EXTRACTED INFORMATION:
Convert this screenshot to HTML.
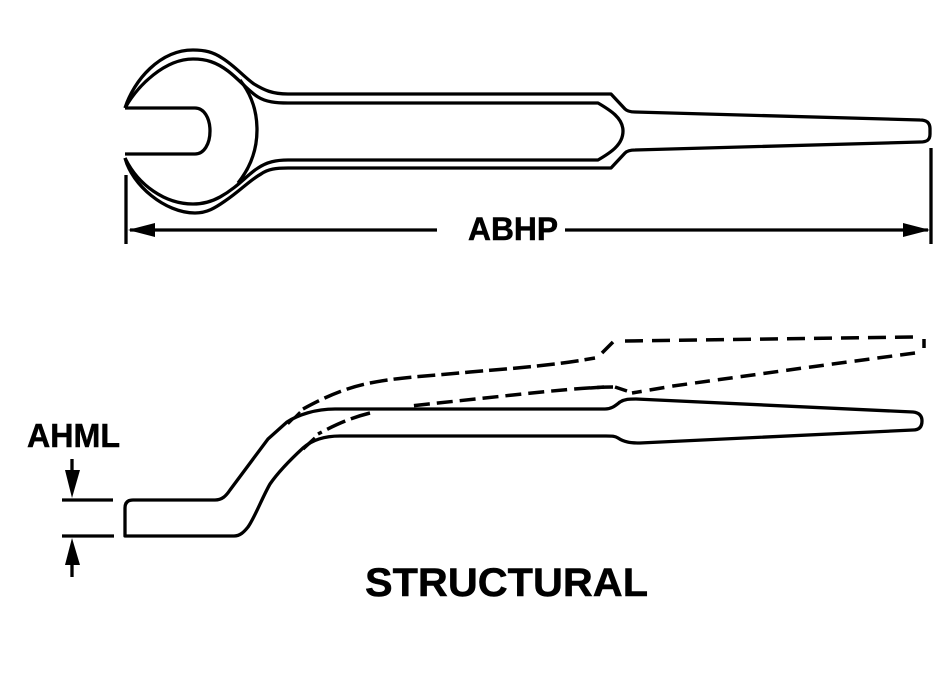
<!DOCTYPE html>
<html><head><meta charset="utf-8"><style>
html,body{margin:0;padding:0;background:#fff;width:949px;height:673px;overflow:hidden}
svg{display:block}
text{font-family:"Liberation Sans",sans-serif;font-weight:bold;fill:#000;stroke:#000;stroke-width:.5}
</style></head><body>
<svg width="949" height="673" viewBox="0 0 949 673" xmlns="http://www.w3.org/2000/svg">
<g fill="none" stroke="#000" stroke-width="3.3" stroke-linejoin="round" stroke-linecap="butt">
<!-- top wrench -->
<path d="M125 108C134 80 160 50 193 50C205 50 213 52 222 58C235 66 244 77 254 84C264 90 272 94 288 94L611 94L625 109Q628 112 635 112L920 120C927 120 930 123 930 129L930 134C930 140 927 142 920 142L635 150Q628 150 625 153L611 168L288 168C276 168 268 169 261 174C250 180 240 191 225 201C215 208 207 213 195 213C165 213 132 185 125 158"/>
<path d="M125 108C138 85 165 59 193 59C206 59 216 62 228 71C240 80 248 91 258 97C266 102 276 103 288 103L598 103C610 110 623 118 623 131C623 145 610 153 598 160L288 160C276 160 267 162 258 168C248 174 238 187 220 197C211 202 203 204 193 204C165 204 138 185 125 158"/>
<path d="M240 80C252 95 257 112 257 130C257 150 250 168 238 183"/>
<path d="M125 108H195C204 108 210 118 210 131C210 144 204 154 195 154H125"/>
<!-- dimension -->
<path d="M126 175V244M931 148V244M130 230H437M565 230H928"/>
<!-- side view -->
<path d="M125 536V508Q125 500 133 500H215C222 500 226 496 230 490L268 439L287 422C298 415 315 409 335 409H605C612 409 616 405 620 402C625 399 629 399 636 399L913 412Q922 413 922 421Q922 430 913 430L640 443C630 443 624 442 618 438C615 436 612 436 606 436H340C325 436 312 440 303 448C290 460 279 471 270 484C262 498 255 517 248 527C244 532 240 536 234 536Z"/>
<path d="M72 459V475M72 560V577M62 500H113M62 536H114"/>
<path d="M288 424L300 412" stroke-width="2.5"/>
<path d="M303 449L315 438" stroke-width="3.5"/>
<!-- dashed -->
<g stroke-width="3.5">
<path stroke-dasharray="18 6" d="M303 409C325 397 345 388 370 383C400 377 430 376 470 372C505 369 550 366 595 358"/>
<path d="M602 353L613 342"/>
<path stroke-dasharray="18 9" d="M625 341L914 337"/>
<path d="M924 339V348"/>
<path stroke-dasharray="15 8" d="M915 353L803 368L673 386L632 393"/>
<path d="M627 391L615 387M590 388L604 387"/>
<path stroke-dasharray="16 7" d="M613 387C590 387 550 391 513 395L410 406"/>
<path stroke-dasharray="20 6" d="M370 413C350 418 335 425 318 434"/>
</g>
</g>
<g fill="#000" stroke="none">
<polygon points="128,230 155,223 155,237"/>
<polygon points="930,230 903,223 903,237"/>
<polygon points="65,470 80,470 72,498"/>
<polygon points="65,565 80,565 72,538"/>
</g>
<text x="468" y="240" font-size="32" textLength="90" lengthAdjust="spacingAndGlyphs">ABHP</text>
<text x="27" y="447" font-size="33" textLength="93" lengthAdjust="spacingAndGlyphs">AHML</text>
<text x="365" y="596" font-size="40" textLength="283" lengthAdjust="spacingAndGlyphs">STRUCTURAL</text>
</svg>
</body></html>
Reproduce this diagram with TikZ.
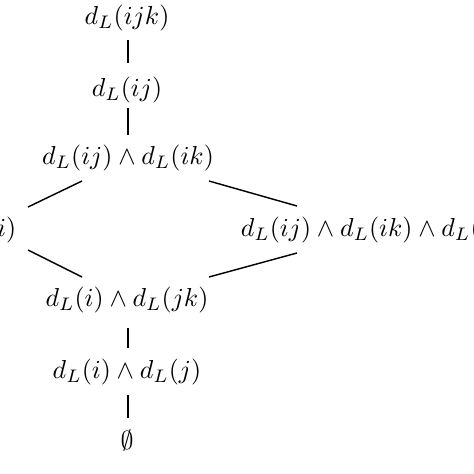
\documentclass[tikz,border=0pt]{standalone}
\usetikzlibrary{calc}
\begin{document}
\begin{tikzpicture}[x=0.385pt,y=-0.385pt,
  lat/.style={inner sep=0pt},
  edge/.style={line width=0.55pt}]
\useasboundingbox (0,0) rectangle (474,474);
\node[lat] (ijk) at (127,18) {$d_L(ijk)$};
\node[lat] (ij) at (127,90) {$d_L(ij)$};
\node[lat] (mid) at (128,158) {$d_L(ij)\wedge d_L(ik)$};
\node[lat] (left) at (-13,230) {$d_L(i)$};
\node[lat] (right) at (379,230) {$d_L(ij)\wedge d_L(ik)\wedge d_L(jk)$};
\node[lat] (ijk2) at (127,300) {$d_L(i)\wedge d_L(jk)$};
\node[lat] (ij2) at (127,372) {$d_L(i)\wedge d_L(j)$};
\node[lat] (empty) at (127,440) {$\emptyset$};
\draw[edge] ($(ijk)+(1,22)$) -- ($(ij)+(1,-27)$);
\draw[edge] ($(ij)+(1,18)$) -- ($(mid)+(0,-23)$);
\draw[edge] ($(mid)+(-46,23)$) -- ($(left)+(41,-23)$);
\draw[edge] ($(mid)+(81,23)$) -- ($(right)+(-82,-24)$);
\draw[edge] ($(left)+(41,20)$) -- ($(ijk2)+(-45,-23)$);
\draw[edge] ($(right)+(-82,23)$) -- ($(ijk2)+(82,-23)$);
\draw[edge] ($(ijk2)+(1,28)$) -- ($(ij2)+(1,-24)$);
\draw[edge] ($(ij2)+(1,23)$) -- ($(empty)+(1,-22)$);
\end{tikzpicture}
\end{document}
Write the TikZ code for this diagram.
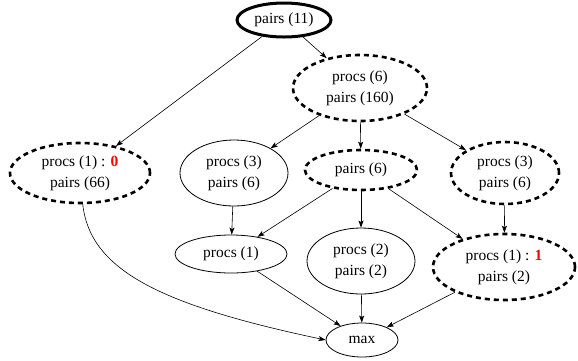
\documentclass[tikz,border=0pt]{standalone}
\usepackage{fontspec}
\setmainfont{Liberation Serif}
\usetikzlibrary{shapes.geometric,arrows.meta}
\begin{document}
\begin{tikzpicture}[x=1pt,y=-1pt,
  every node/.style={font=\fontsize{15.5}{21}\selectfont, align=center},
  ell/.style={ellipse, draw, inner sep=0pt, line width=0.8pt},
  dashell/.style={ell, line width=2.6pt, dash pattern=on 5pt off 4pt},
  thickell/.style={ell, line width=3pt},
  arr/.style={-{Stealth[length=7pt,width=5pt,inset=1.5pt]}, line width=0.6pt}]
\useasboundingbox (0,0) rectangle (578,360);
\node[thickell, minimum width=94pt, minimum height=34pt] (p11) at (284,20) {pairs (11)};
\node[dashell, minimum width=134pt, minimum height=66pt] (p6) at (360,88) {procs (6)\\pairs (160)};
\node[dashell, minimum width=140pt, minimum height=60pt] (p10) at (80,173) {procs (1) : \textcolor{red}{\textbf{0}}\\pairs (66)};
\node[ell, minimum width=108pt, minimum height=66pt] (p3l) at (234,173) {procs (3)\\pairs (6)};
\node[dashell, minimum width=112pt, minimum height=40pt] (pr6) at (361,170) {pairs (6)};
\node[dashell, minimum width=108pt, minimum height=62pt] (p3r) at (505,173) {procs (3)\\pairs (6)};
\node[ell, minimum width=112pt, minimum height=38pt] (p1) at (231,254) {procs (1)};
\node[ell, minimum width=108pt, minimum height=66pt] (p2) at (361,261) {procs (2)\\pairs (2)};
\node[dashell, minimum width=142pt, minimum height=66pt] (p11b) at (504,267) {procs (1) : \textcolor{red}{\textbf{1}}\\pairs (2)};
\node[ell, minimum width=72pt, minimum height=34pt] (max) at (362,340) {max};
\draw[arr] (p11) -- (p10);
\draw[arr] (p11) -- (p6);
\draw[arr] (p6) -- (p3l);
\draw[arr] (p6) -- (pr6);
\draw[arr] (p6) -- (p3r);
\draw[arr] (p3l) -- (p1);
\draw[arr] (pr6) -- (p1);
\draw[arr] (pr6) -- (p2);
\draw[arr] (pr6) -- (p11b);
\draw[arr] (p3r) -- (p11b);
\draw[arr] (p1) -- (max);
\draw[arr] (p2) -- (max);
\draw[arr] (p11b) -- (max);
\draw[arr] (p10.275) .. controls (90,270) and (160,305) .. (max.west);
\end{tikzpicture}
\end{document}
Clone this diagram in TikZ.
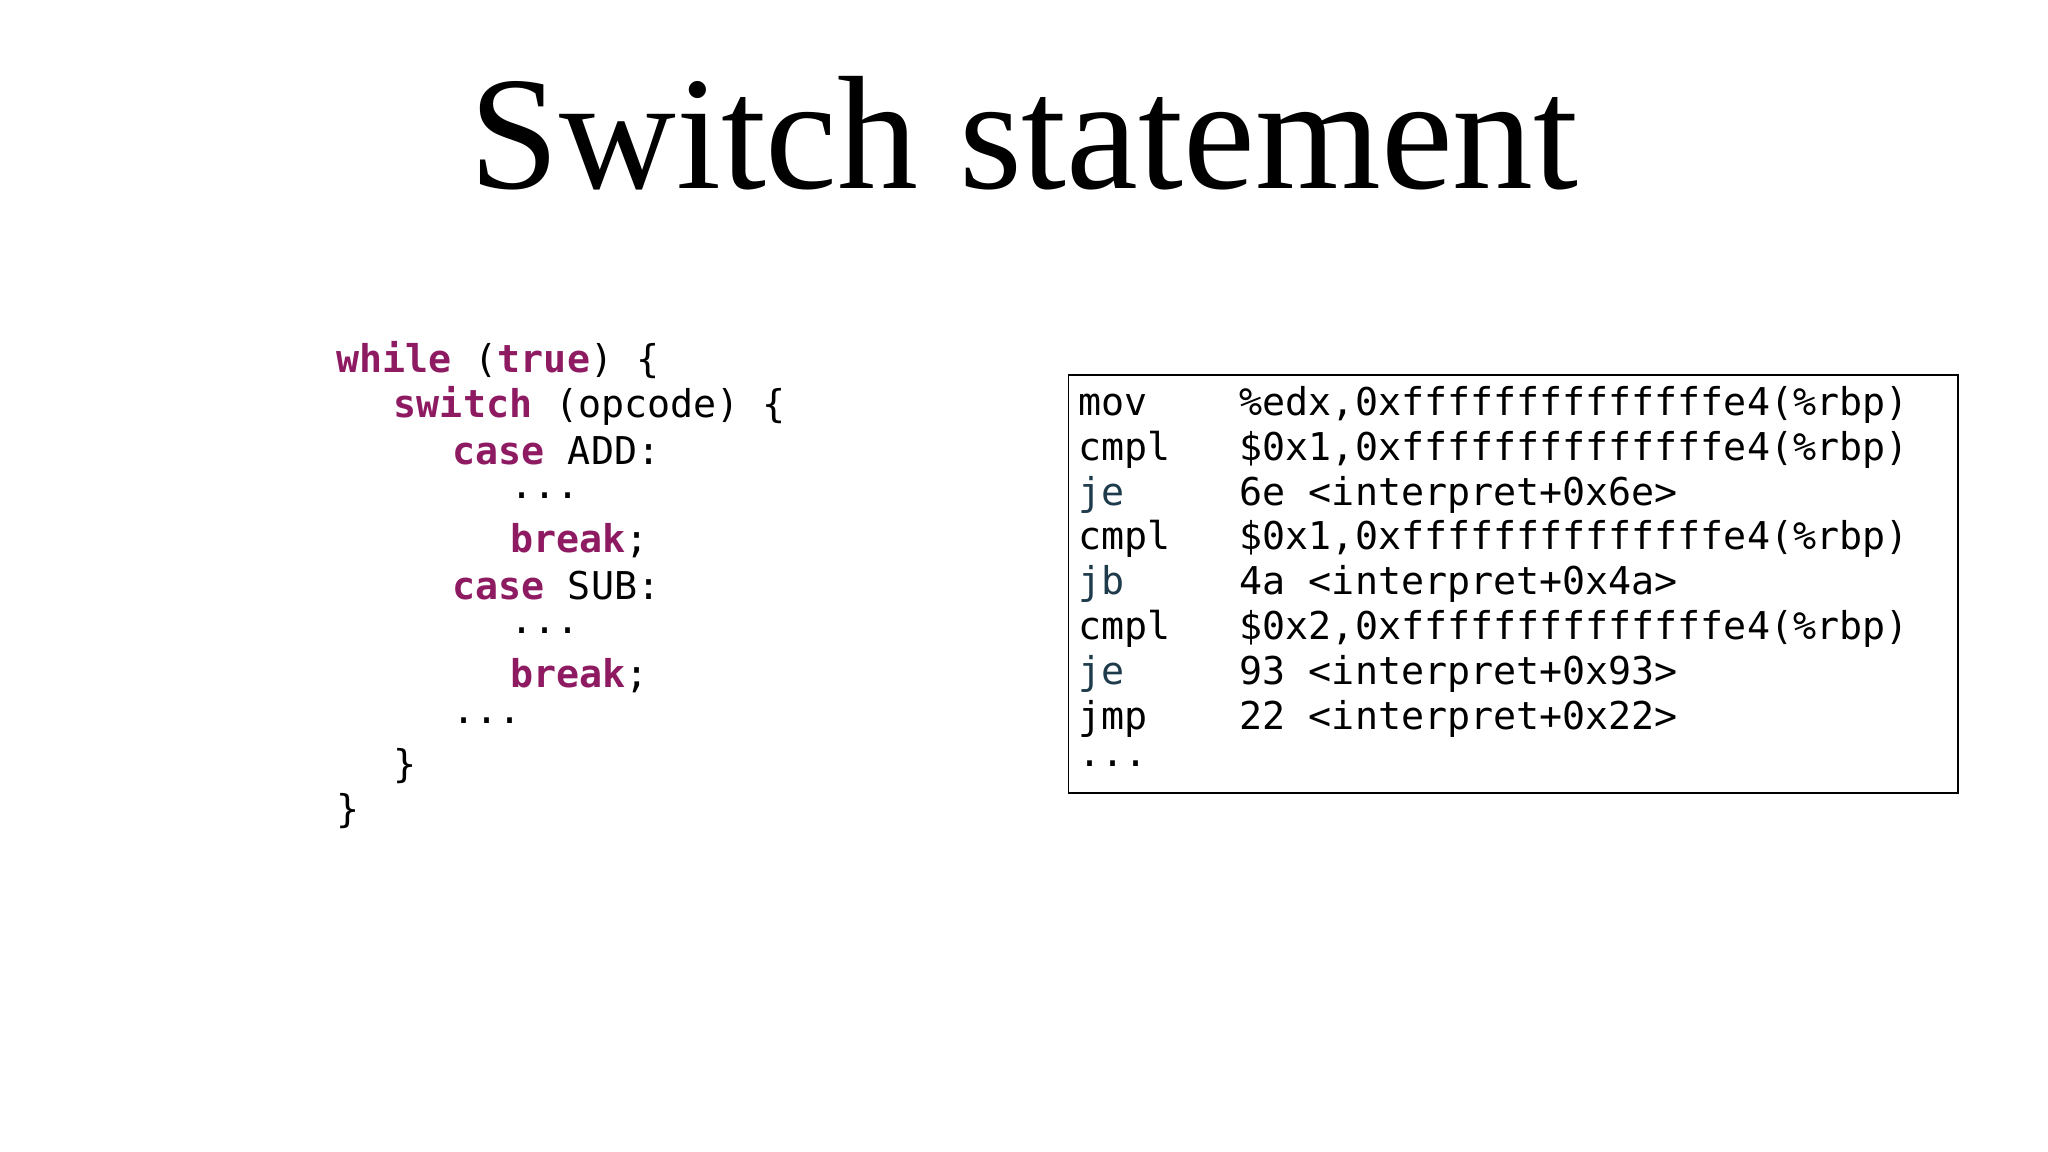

SHORT PROBLEM: For each line of the listing that holds the word "diagram", show that line.

EXPECTED ANSWER:
Reproduce this diagram with TikZ.
Write the TikZ code for this diagram.
Clone this diagram in TikZ.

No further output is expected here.